"Their deplorable arrogance and stunning lack of judgment has left most...pondering how in the world the USGA got into such a situation."
/Golf Digest's Local Knowledge blog did a little follow up on Golf World's Chris Millard authored cover story on USGA President Walter Driver, with this major chink in the groupthink armor:
Attorney and journalist Gary Galyean, as a longtime USGA volunteer on the rules committee (he officiates at most USGA championships), possesses an insider's perspective on the workings of the USGA and its volunteer network. He also authors "Gary Galyean's Golf Letter," a bi-monthly newsletter about the golf industry, and in the July/August issue, he penned a no-holds-barred assessment of the present state of USGA affairs:Oh that was just a little warm-up graph. Now the fun begins.
Media Center
Anyone who has spent time around the press, particularly when they are concentrated in one media center covering one event, knows that they are a tough crowd. That's their job. Attempting to control what they write or broadcast always backfires. GolfWorld's June 8th cover story -- Can the USGA survive Walter Driver? The tumultuous reign of the association's controversial president -- set the early tone in the U.S. Open Media Center. There was blood in the water. No matter how it was spun, Mr. Driver's standing with the press was built by him and his performance on and off stage during his years as vice president and president. Post-championship columns continue to reflect an assessment that refuses to be spun by glad-handing or verbal dexterity.
USGA Volunteers
The volunteer base serving in various capacities at the Open were nearly universal in their dissatisfaction with the direction the USGA has taken under the presidencies of Fred S. Ridley and Walter W. Driver Jr. Corporate jets, corporate partnering, an arrogance of power, an attempt to stifle open discussion, packing the Executive Committee, and the general turning away from the association's traditional values were topics continually at the center of whispered discussions during the Open.

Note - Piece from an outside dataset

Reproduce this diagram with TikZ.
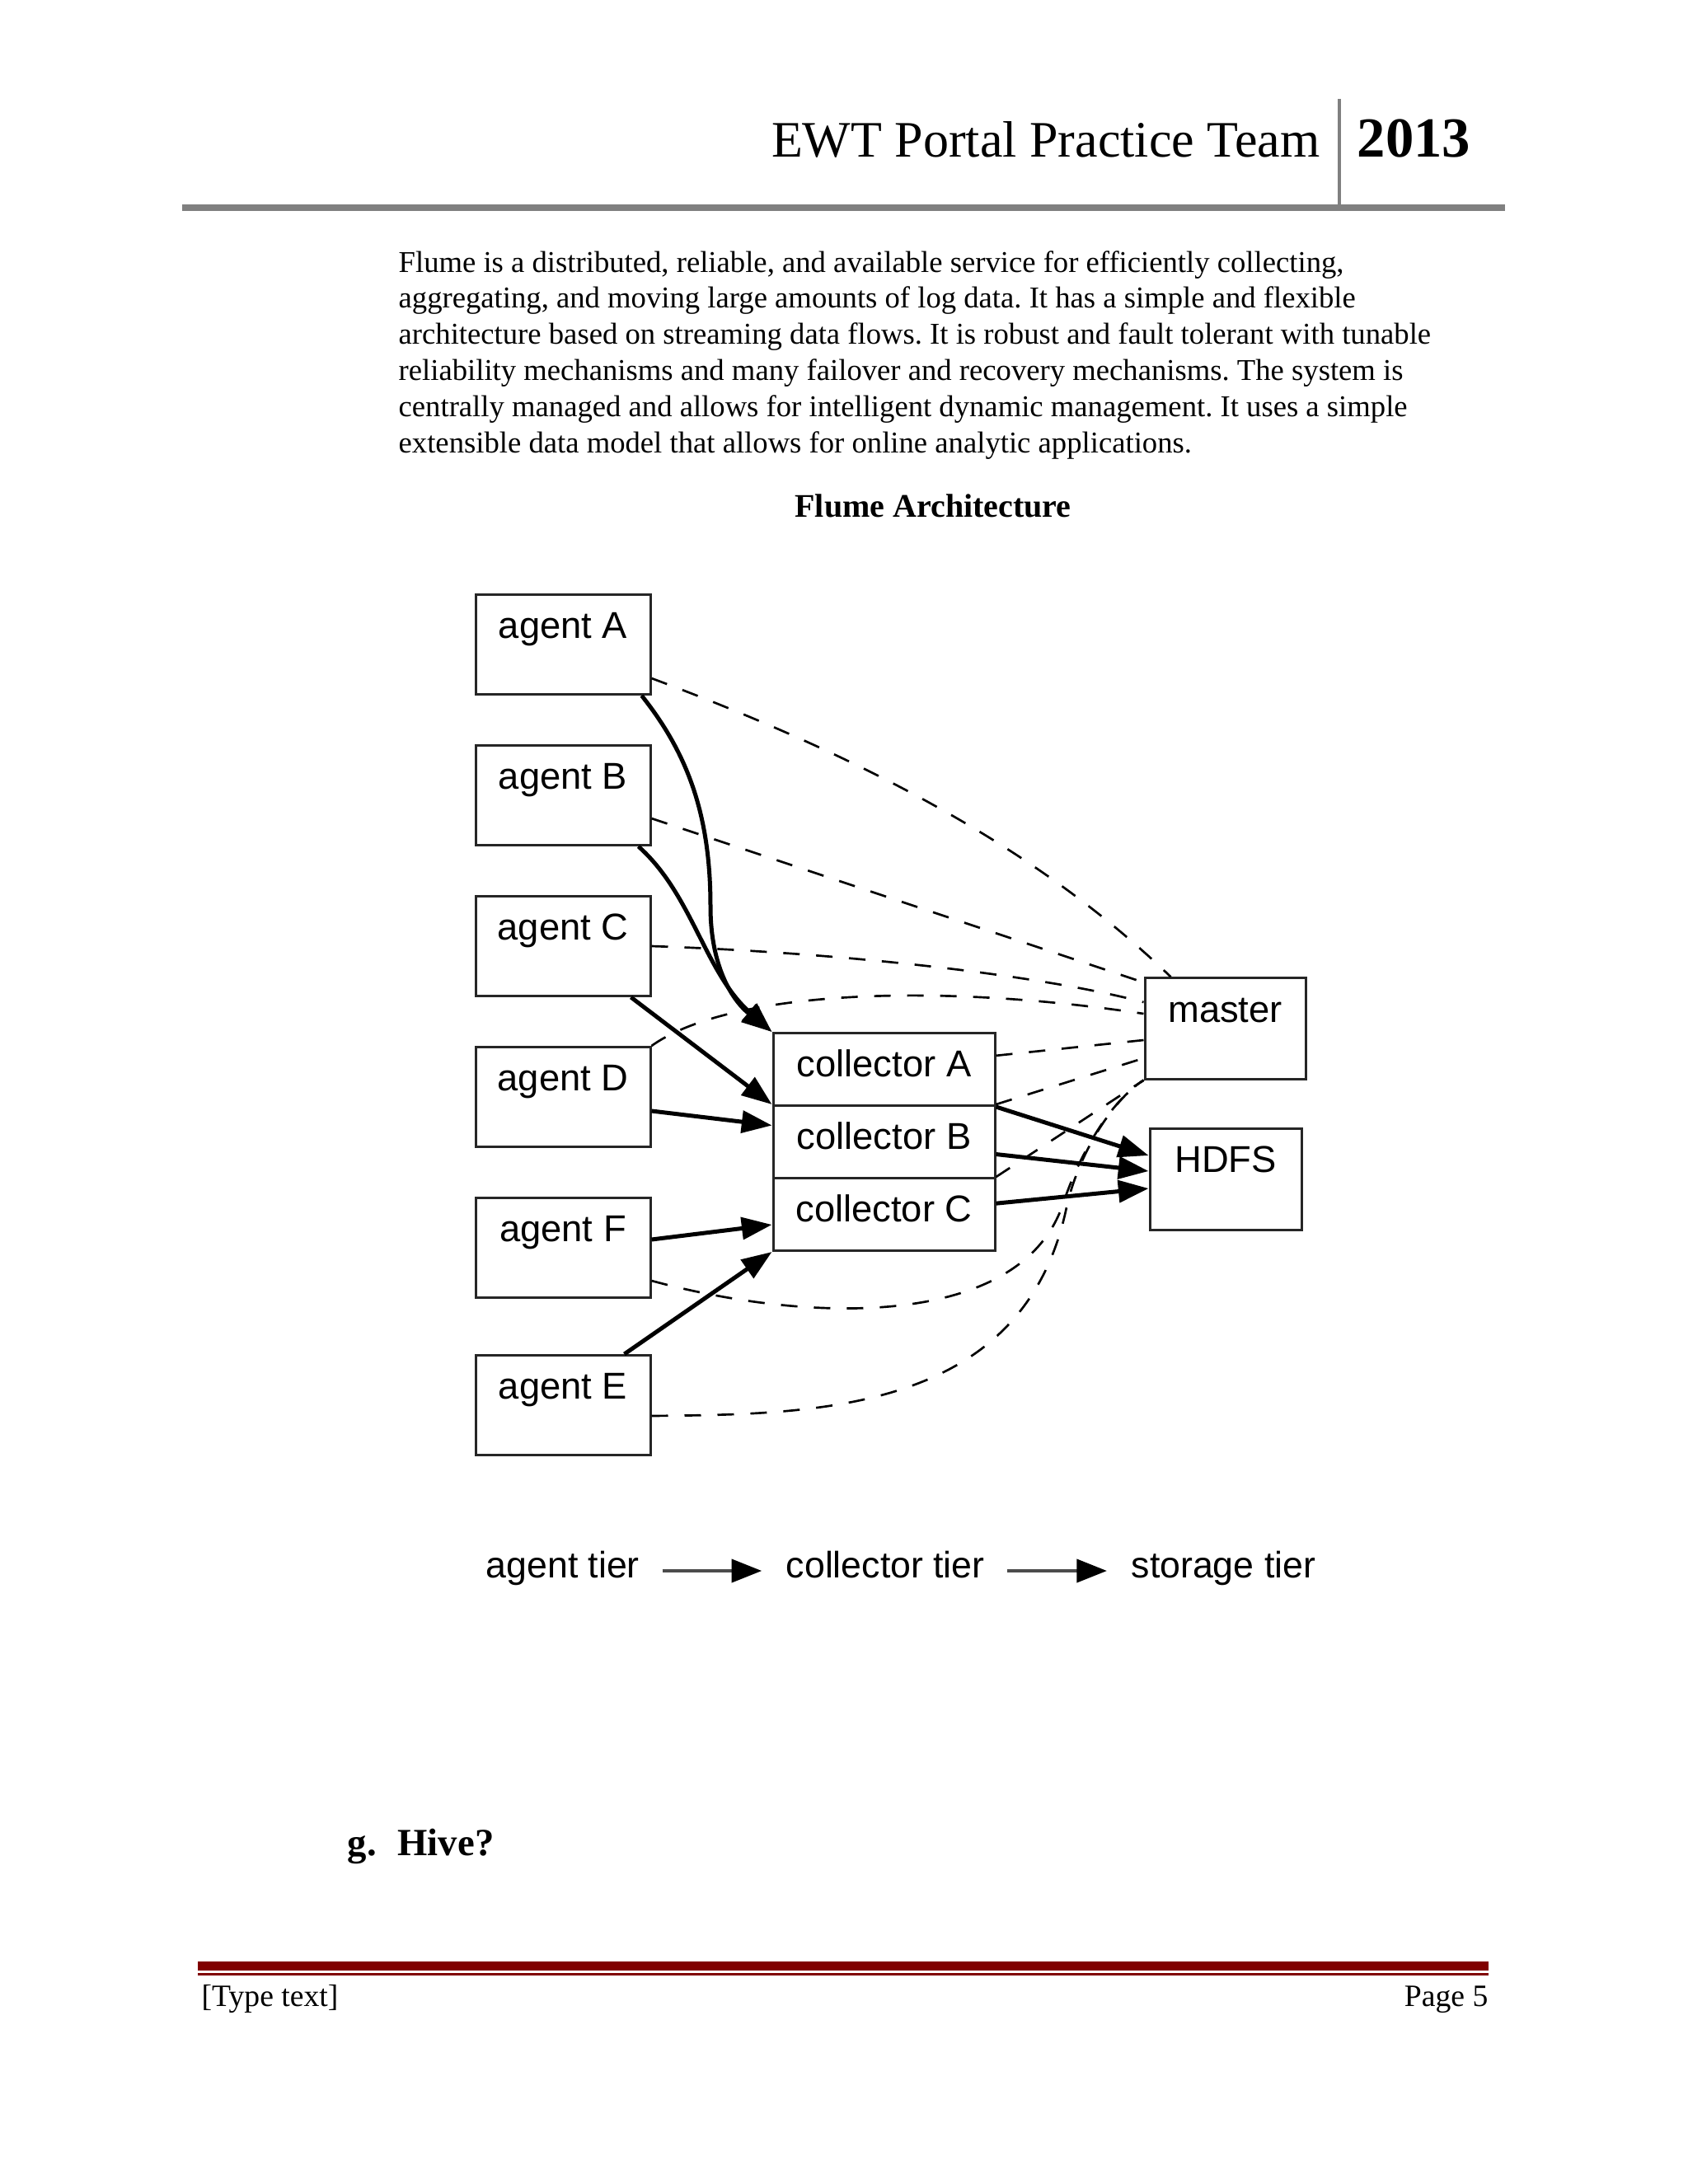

You mean, everyone wasn't talking about what a tall, handsome, well constructed man Walter Driver is?
A fractured fissure grew wider between those who have served for years in order to extend and improve golf in America and those who are either new to the USGA culture, or, like the current and immediate past president, simply don't get it.
Ouch. Now here's a very important point:
As distasteful as the past three and a half years have been, of greater concern is the impact both Mr. Ridley and Mr. Driver will have as rising, successive chairmen of the Nominating Committee. Mr. Ridley will serve two years as vice chairman (2008, '09) and two years as chairman (2010, '11). Mr. Driver will vice chair Mr. Ridley's chairmanship and follow with two years in the chair (2012, '13). For six years they will influence the selection of those offered positions as USGA officers, Executive Committee members and Nominating Committee members.
Oh I don't know, you don't think 15 vulture capitalists with MBA's or law degrees from Stanford can right this ship?
Their deplorable arrogance and stunning lack of judgment has left most of the senior volunteer base disappointed, disoriented, weighing the future donation of their time and expertise, and pondering how in the world the USGA got into such a situation.
Following the Nominating Committee debacle of 2004, the past presidents were blamed for exerting too much influence often without explanation or accountability. Executive Committee members with proven, effective records were sometimes dismissed without explanation, while weaker substitutes were elevated for, once again, unexplained reasons. For outsiders, it was like forecasting the political landscape of the Soviet Union based on who was sitting where at the annual Politburo banquet.
Oh boy, insinuating communist activities. That ought make for some good water cooler conversation at Goldman Sachs.
The public and press outcry in 2004 to what appeared to be yet another arbitrary and unwarrantable change to the Executive Committee precipitated a monumental change in the nominating procedure. The emotional goal was to eliminate vagarious, capricious, out-of-touch control by the powerful past presidents. The effect, however, in reality lessened the influence of those who, regardless of sometimes fickle or unexplained political maneuvering, understood the culture of the USGA.
The lessening of the influence of those who "get it" created a political vacuum into which strutted those who don't. And their influence will be felt until 2014 unless the nominating system is amended again.
Very truly yours,
Gary A. Galyean
Whoa. It's about time somebody from the inner circle speak out.